▶ [AIM OF THE TASK] Repeat, exactly and completely, the material that follows. Omit the pictures.

┌──

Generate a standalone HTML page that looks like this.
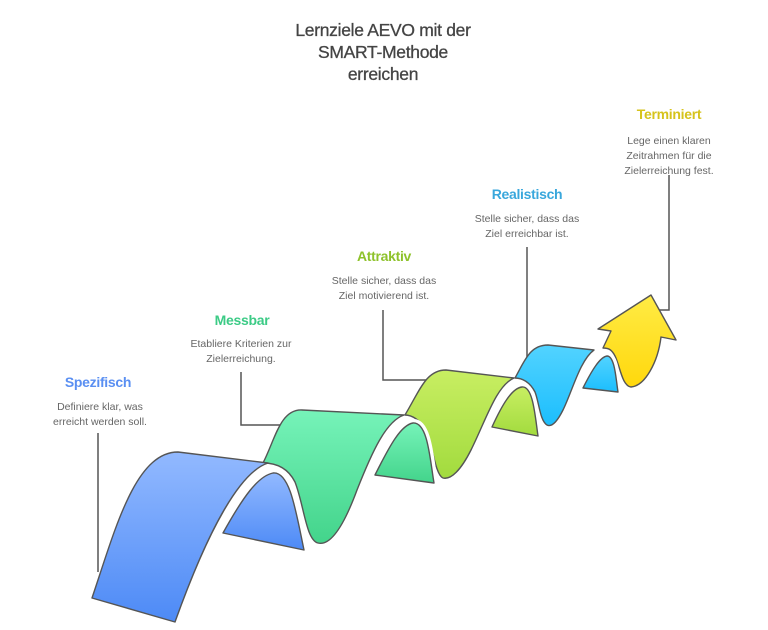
<!DOCTYPE html>
<html><head><meta charset="utf-8"><style>
html,body{margin:0;padding:0;background:#fff}
body{width:768px;height:630px;position:relative;overflow:hidden;font-family:"Liberation Sans",sans-serif}
.t{position:absolute;text-align:center;transform:translateX(-50%);white-space:nowrap}
.title{font-size:17.5px;color:#444;line-height:22px;top:19px;left:383px;letter-spacing:-0.3px;-webkit-text-stroke:0.3px #444}
.h{font-weight:bold;font-size:14px;letter-spacing:-0.3px}
.d{font-size:10.5px;color:#666;line-height:15px}
</style></head><body>
<svg width="768" height="630" style="position:absolute;left:0;top:0">
<defs>
<linearGradient id="gb" x1="0" y1="0" x2="0" y2="1"><stop offset="0" stop-color="#92b9ff"/><stop offset="1" stop-color="#4d8af6"/></linearGradient>
<linearGradient id="gg" x1="0" y1="0" x2="0" y2="1"><stop offset="0" stop-color="#76f3b9"/><stop offset="1" stop-color="#43d48b"/></linearGradient>
<linearGradient id="gl" x1="0" y1="0" x2="0" y2="1"><stop offset="0" stop-color="#c8ee62"/><stop offset="1" stop-color="#a2db3e"/></linearGradient>
<linearGradient id="gc" x1="0" y1="0" x2="0" y2="1"><stop offset="0" stop-color="#52d3ff"/><stop offset="1" stop-color="#1cbefd"/></linearGradient>
<linearGradient id="gy" x1="0" y1="0" x2="0" y2="1"><stop offset="0" stop-color="#ffeb45"/><stop offset="1" stop-color="#ffd80c"/></linearGradient>
</defs>
<g fill="none" stroke="#555" stroke-width="1.5">
<path d="M98,433 V572"/>
<path d="M241,372 V425 H285"/>
<path d="M383,310 V380 H430"/>
<path d="M527,247 V358"/>
<path d="M669,175 V310 H658"/>
</g>
<g stroke="#555" stroke-width="1.4" stroke-linejoin="round">
<path fill="url(#gy)" d="M651,295 L676,340 L661,337 C658,362 645,386 631,387 C622,386 620,366 615,356 C612,350 609,348 603,348 L611,331 L598,329 Z"/>
<path fill="url(#gc)" d="M515,378 C525,360 530,345 548,345 L594,350 C580,360 572,392 563,410 C556,424 551,427 547,425 C540,421 539,402 535,392 C530,382 522,378 515,378 Z"/>
<path fill="url(#gc)" stroke="#fff" stroke-width="8" d="M583,388 C592,370 600,357 607,356 C615,356 616,380 618,392"/>
<path fill="url(#gc)" d="M583,388 C592,370 600,357 607,356 C615,356 616,380 618,392 Z"/>
<path fill="url(#gl)" d="M405,415 C420,390 426,370 446,370 L514,378 C496,386 486,420 471,450 C461,470 451,480 443,478 C435,475 432,442 426,430 C420,420 412,415 405,415 Z"/>
<path fill="url(#gl)" stroke="#fff" stroke-width="8" d="M492,427 C502,405 512,388 522,387 C533,386 535,415 538,436"/>
<path fill="url(#gl)" d="M492,427 C502,405 512,388 522,387 C533,386 535,415 538,436 Z"/>
<path fill="url(#gg)" d="M263,463 C275,440 280,409 302,410 L404,415 C386,421 372,452 357,490 C343,528 330,546 318,543 C306,540 304,505 295,482 C288,468 276,463 263,463 Z"/>
<path fill="url(#gg)" stroke="#fff" stroke-width="8" d="M375,475 C390,445 401,425 413,423 C428,422 430,460 434,483"/>
<path fill="url(#gg)" d="M375,475 C390,445 401,425 413,423 C428,422 430,460 434,483 Z"/>
<path fill="url(#gb)" d="M92,598 C115,530 135,452 178,452 L268,463 C240,472 208,530 175,622 Z"/>
<path fill="url(#gb)" stroke="#fff" stroke-width="8" d="M223,533 C243,497 258,476 273,473 C290,471 296,512 304,550"/>
<path fill="url(#gb)" d="M223,533 C243,497 258,476 273,473 C290,471 296,512 304,550 Z"/>
</g>
</svg>
<div class="t title">Lernziele AEVO mit der<br>SMART-Methode<br>erreichen</div>
<div class="t h" style="left:98px;top:374px;color:#5a8ff2">Spezifisch</div>
<div class="t d" style="left:100px;top:400px">Definiere klar, was<br>erreicht werden soll.</div>
<div class="t h" style="left:242px;top:312px;color:#3ccb86">Messbar</div>
<div class="t d" style="left:241px;top:337px">Etabliere Kriterien zur<br>Zielerreichung.</div>
<div class="t h" style="left:384px;top:248px;color:#8ec22b">Attraktiv</div>
<div class="t d" style="left:384px;top:274px">Stelle sicher, dass das<br>Ziel motivierend ist.</div>
<div class="t h" style="left:527px;top:186px;color:#39a7dc">Realistisch</div>
<div class="t d" style="left:527px;top:212px">Stelle sicher, dass das<br>Ziel erreichbar ist.</div>
<div class="t h" style="left:669px;top:106px;color:#d6c31c">Terminiert</div>
<div class="t d" style="left:669px;top:134px">Lege einen klaren<br>Zeitrahmen für die<br>Zielerreichung fest.</div>
</body></html>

└──

▶ [SOLUTION FOR THIS PROBLEM]
Generate a standalone HTML page that looks like this.
<!DOCTYPE html>
<html><head><meta charset="utf-8"><style>
html,body{margin:0;padding:0;background:#fff}
body{width:768px;height:630px;position:relative;overflow:hidden;font-family:"Liberation Sans",sans-serif}
.t{position:absolute;text-align:center;transform:translateX(-50%);white-space:nowrap}
.title{font-size:17.5px;color:#444;line-height:22px;top:19px;left:383px;letter-spacing:-0.3px;-webkit-text-stroke:0.3px #444}
.h{font-weight:bold;font-size:14px;letter-spacing:-0.3px}
.d{font-size:10.5px;color:#666;line-height:15px}
</style></head><body>
<svg width="768" height="630" style="position:absolute;left:0;top:0">
<defs>
<linearGradient id="gb" x1="0" y1="0" x2="0" y2="1"><stop offset="0" stop-color="#92b9ff"/><stop offset="1" stop-color="#4d8af6"/></linearGradient>
<linearGradient id="gg" x1="0" y1="0" x2="0" y2="1"><stop offset="0" stop-color="#76f3b9"/><stop offset="1" stop-color="#43d48b"/></linearGradient>
<linearGradient id="gl" x1="0" y1="0" x2="0" y2="1"><stop offset="0" stop-color="#c8ee62"/><stop offset="1" stop-color="#a2db3e"/></linearGradient>
<linearGradient id="gc" x1="0" y1="0" x2="0" y2="1"><stop offset="0" stop-color="#52d3ff"/><stop offset="1" stop-color="#1cbefd"/></linearGradient>
<linearGradient id="gy" x1="0" y1="0" x2="0" y2="1"><stop offset="0" stop-color="#ffeb45"/><stop offset="1" stop-color="#ffd80c"/></linearGradient>
</defs>
<g fill="none" stroke="#555" stroke-width="1.5">
<path d="M98,433 V572"/>
<path d="M241,372 V425 H285"/>
<path d="M383,310 V380 H430"/>
<path d="M527,247 V358"/>
<path d="M669,175 V310 H658"/>
</g>
<g stroke="#555" stroke-width="1.4" stroke-linejoin="round">
<path fill="url(#gy)" d="M651,295 L676,340 L661,337 C658,362 645,386 631,387 C622,386 620,366 615,356 C612,350 609,348 603,348 L611,331 L598,329 Z"/>
<path fill="url(#gc)" d="M515,378 C525,360 530,345 548,345 L594,350 C580,360 572,392 563,410 C556,424 551,427 547,425 C540,421 539,402 535,392 C530,382 522,378 515,378 Z"/>
<path fill="url(#gc)" stroke="#fff" stroke-width="8" d="M583,388 C592,370 600,357 607,356 C615,356 616,380 618,392"/>
<path fill="url(#gc)" d="M583,388 C592,370 600,357 607,356 C615,356 616,380 618,392 Z"/>
<path fill="url(#gl)" d="M405,415 C420,390 426,370 446,370 L514,378 C496,386 486,420 471,450 C461,470 451,480 443,478 C435,475 432,442 426,430 C420,420 412,415 405,415 Z"/>
<path fill="url(#gl)" stroke="#fff" stroke-width="8" d="M492,427 C502,405 512,388 522,387 C533,386 535,415 538,436"/>
<path fill="url(#gl)" d="M492,427 C502,405 512,388 522,387 C533,386 535,415 538,436 Z"/>
<path fill="url(#gg)" d="M263,463 C275,440 280,409 302,410 L404,415 C386,421 372,452 357,490 C343,528 330,546 318,543 C306,540 304,505 295,482 C288,468 276,463 263,463 Z"/>
<path fill="url(#gg)" stroke="#fff" stroke-width="8" d="M375,475 C390,445 401,425 413,423 C428,422 430,460 434,483"/>
<path fill="url(#gg)" d="M375,475 C390,445 401,425 413,423 C428,422 430,460 434,483 Z"/>
<path fill="url(#gb)" d="M92,598 C115,530 135,452 178,452 L268,463 C240,472 208,530 175,622 Z"/>
<path fill="url(#gb)" stroke="#fff" stroke-width="8" d="M223,533 C243,497 258,476 273,473 C290,471 296,512 304,550"/>
<path fill="url(#gb)" d="M223,533 C243,497 258,476 273,473 C290,471 296,512 304,550 Z"/>
</g>
</svg>
<div class="t title">Lernziele AEVO mit der<br>SMART-Methode<br>erreichen</div>
<div class="t h" style="left:98px;top:374px;color:#5a8ff2">Spezifisch</div>
<div class="t d" style="left:100px;top:400px">Definiere klar, was<br>erreicht werden soll.</div>
<div class="t h" style="left:242px;top:312px;color:#3ccb86">Messbar</div>
<div class="t d" style="left:241px;top:337px">Etabliere Kriterien zur<br>Zielerreichung.</div>
<div class="t h" style="left:384px;top:248px;color:#8ec22b">Attraktiv</div>
<div class="t d" style="left:384px;top:274px">Stelle sicher, dass das<br>Ziel motivierend ist.</div>
<div class="t h" style="left:527px;top:186px;color:#39a7dc">Realistisch</div>
<div class="t d" style="left:527px;top:212px">Stelle sicher, dass das<br>Ziel erreichbar ist.</div>
<div class="t h" style="left:669px;top:106px;color:#d6c31c">Terminiert</div>
<div class="t d" style="left:669px;top:134px">Lege einen klaren<br>Zeitrahmen für die<br>Zielerreichung fest.</div>
</body></html>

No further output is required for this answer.